Iraq’s buffalo population has more than halved in a decade as the country’s two main rivers, the Tigris and Euphrates, suffer from severe droughts that endanger the livelihood of many farmers and breeders, Reuters has reported.
“People have left… We are a small number of houses remaining,” said farmer Sabah Ismail, 38, who rears buffalo in the southern province of Dhi Qar. “The situation is difficult… I had 120 to 130 buffalo; now I only have 50 to 60. Some died, and we sold some because of the drought.”
Buffalo have been kept in Iraq for centuries for their milk, and are mentioned in ancient Sumerian inscriptions from the region.

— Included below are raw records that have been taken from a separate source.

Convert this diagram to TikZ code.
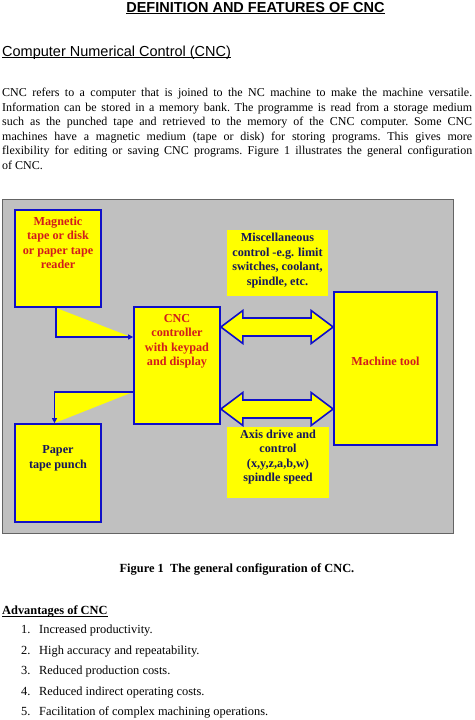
\documentclass[tikz,border=0pt]{standalone}
\usepackage{fontspec}
\setmainfont{Liberation Serif}
\setsansfont{Liberation Sans}
\usetikzlibrary{positioning, calc, arrows.meta}

\definecolor{figgray}{RGB}{192,192,192}
\definecolor{framegray}{RGB}{100,100,100}
\definecolor{boxyellow}{RGB}{255,255,0}
\definecolor{boxblue}{RGB}{16,16,200}
\definecolor{txtred}{RGB}{210,28,28}
\definecolor{txtnavy}{RGB}{22,22,92}

% underline at a fixed depth below the baseline
\newcommand{\ulin}[2][1.8pt]{\setbox0\hbox{#2}\rlap{\rule[-#1]{\wd0}{0.9pt}}\box0}

\tikzset{
  unit/.style={draw=boxblue, line width=1.8pt, fill=boxyellow, inner sep=0pt},
  note/.style={fill=boxyellow, inner sep=0pt},
  boxtxt/.style={align=center, inner sep=0pt, font=\bfseries\fontsize{12.2}{14.5}\selectfont},
  plain/.style={inner sep=0pt, font=\fontsize{12}{14.5}\selectfont},
  listtxt/.style={inner sep=0pt, font=\fontsize{12.4}{14.5}\selectfont},
  boldtxt/.style={inner sep=0pt, font=\bfseries\fontsize{12.4}{14.5}\selectfont},
  link/.style={draw=boxblue, line width=1.6pt, -{Triangle[length=5pt,width=5pt]}},
  bigarrow/.style={draw=boxblue, line width=1.6pt, fill=boxyellow},
}

\begin{document}
\begin{tikzpicture}[x=1pt, y=-1pt]
	\useasboundingbox (0,0) rectangle (474,720);

	% headings and text
	\node[anchor=base, inner sep=0pt, font=\sffamily\bfseries\fontsize{14.5}{17}\selectfont] (title) at (255.5,12.3)
		{\ulin{DEFINITION AND FEATURES OF CNC}};
	\node[anchor=base west, inner sep=0pt, font=\sffamily\fontsize{14.5}{17}\selectfont] (sub) at (2,56.5)
		{\ulin{Computer Numerical Control (CNC)}};
	\node[plain, anchor=north west, text width=470pt, align=justify] (intro) at (2,88.2)
	{
		\frenchspacing
		CNC refers to a computer that is joined to the NC machine to make the machine versatile.\linebreak
		Information can be stored in a memory bank. The programme is read from a storage medium\linebreak
		such as the punched tape and retrieved to the memory of the CNC computer. Some CNC\linebreak
		machines have a magnetic medium (tape or disk) for storing programs. This gives more\linebreak
		flexibility for editing or saving CNC programs. Figure 1 illustrates the general configuration\linebreak
		of CNC.
	};

	% figure
	\draw[draw=framegray, line width=0.8pt, fill=figgray] (2,199) rectangle (453,533);

	\node[unit, minimum width=86pt, minimum height=97pt] (mag) at (58,258.5) {};
	\node[boxtxt, text=txtred, below=7.5pt of mag.north] (magtxt) {Magnetic\\tape or disk\\or paper tape\\reader};

	\node[unit, minimum width=86pt, minimum height=117pt] (cnc) at (177,365.5) {};
	\node[boxtxt, text=txtred, below=8pt of cnc.north] (cnctxt) {CNC\\controller\\with keypad\\and display};

	\node[unit, minimum width=103pt, minimum height=153pt] (tool) at (385.5,368.5) {};
	\node[boxtxt, text=txtred] (tooltxt) at ([yshift=7pt]tool.center) {Machine tool};

	\node[unit, minimum width=86pt, minimum height=98pt] (punch) at (58,473) {};
	\node[boxtxt, text=txtnavy, below=22.5pt of punch.north] (punchtxt) {Paper\\tape punch};

	\node[note, minimum width=101pt, minimum height=66pt] (misc) at (277.5,263) {};
	\node[boxtxt, text=txtnavy, below=3.5pt of misc.north] (misctxt) {Miscellaneous\\control -e.g. limit\\switches, coolant,\\spindle, etc.};

	\node[note, minimum width=102pt, minimum height=71pt] (axis) at (278,462.5) {};
	\node[boxtxt, text=txtnavy, below=3pt of axis.north] (axistxt) {Axis drive and\\control\\(x,y,z,a,b,w)\\spindle speed};

	% reader to controller
	\coordinate (magout) at ([xshift=-2pt]mag.south);
	\coordinate (feed) at (cnc.west |- 0,337);
	\coordinate (bend1) at (magout |- feed);
	\fill[boxyellow] (magout) -- (bend1) -- ([xshift=-2pt]feed) -- cycle;
	\draw[link] (magout) |- (feed);

	% controller to punch
	\coordinate (punchin) at ([xshift=-3.5pt]punch.north);
	\coordinate (drain) at (cnc.west |- 0,392);
	\coordinate (bend2) at (punchin |- drain);
	\fill[boxyellow] (drain) -- (bend2) -- (punchin) -- cycle;
	\draw[link] (drain) -| (punchin);

	% controller <-> machine tool
	\foreach \ay in {327,409}
	{
		\coordinate (al) at (cnc.east |- 0,\ay);
		\coordinate (ar) at (tool.west |- 0,\ay);
		\draw[bigarrow] (al) -- ($(al)+(22,-16.5)$) -- ($(al)+(22,-9)$) -- ($(ar)+(-22,-9)$)
			-- ($(ar)+(-22,-16.5)$) -- (ar) -- ($(ar)+(-22,16.5)$) -- ($(ar)+(-22,9)$)
			-- ($(al)+(22,9)$) -- ($(al)+(22,16.5)$) -- cycle;
	}

	% caption and list
	\node[boldtxt, anchor=base] (caption) at (237,572)
		{Figure 1\ \ The general configuration of CNC.};
	\node[boldtxt, anchor=base west] (adv) at (2,614)
		{\ulin[2.4pt]{Advantages of CNC}};
	\foreach \n/\advtxt in {1/Increased productivity., 2/High accuracy and repeatability.,
		3/Reduced production costs., 4/Reduced indirect operating costs.,
		5/Facilitation of complex machining operations.}
	{
		\node[listtxt, anchor=base west] (num\n) at (21,{633.5+(\n-1)*20.6}) {\n.};
		\node[listtxt, anchor=base west] (adv\n) at (39,{633.5+(\n-1)*20.6}) {\advtxt};
	}
\end{tikzpicture}
\end{document}
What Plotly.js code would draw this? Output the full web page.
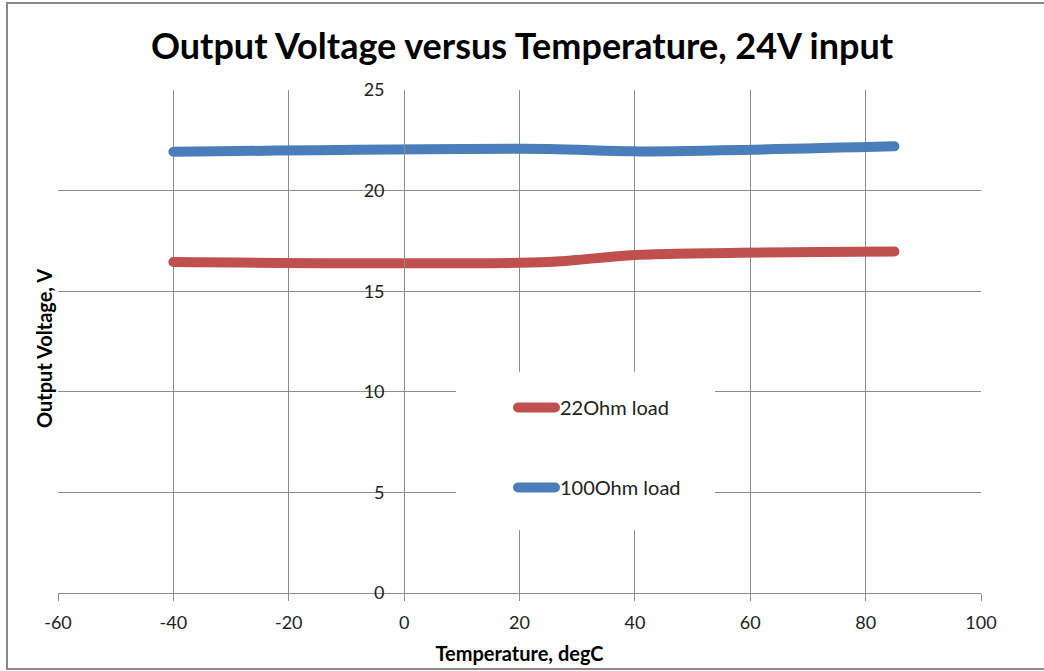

According to Iraqi marshland experts, the root causes of the water crisis driving farmers out of the countryside are climate change, upstream damming in Turkey and Iran, outdated domestic irrigation techniques and a lack of long-term management plans. The country has also endured decades of warfare, from conflict with Iran in the 1980s, through the 1990 Gulf War and the 2003 US- and UK-led invasion to the recent rise and fall of Daesh.
Located within the cultivable lands known as the Fertile Crescent that have been farmed for millennia, the Iraqi landscape has suffered from upstream damming of the Tigris and Euphrates and lower rainfall, threatening the lifestyle of farmers like Ismail and leading many to move to the cities.
Iraqi marshland expert Jassim Al-Assadi told Reuters that the number of buffalo in Iraq has fallen since 2015 from 150,000 to fewer than 65,000. The decline is “mostly due to natural reasons: the lack of needed green pastures, pollution, illness… and also farmers refraining from farming buffalos due to scarcity of income,” he explained.
A drastic decline in crop production and a rise in fodder prices have also left farmers struggling to feed their animals.
“This coming summer, God only knows, the mortality rate may reach half,” said Abdul Hussain Sbaih, 39, an Iraqi buffalo breeder.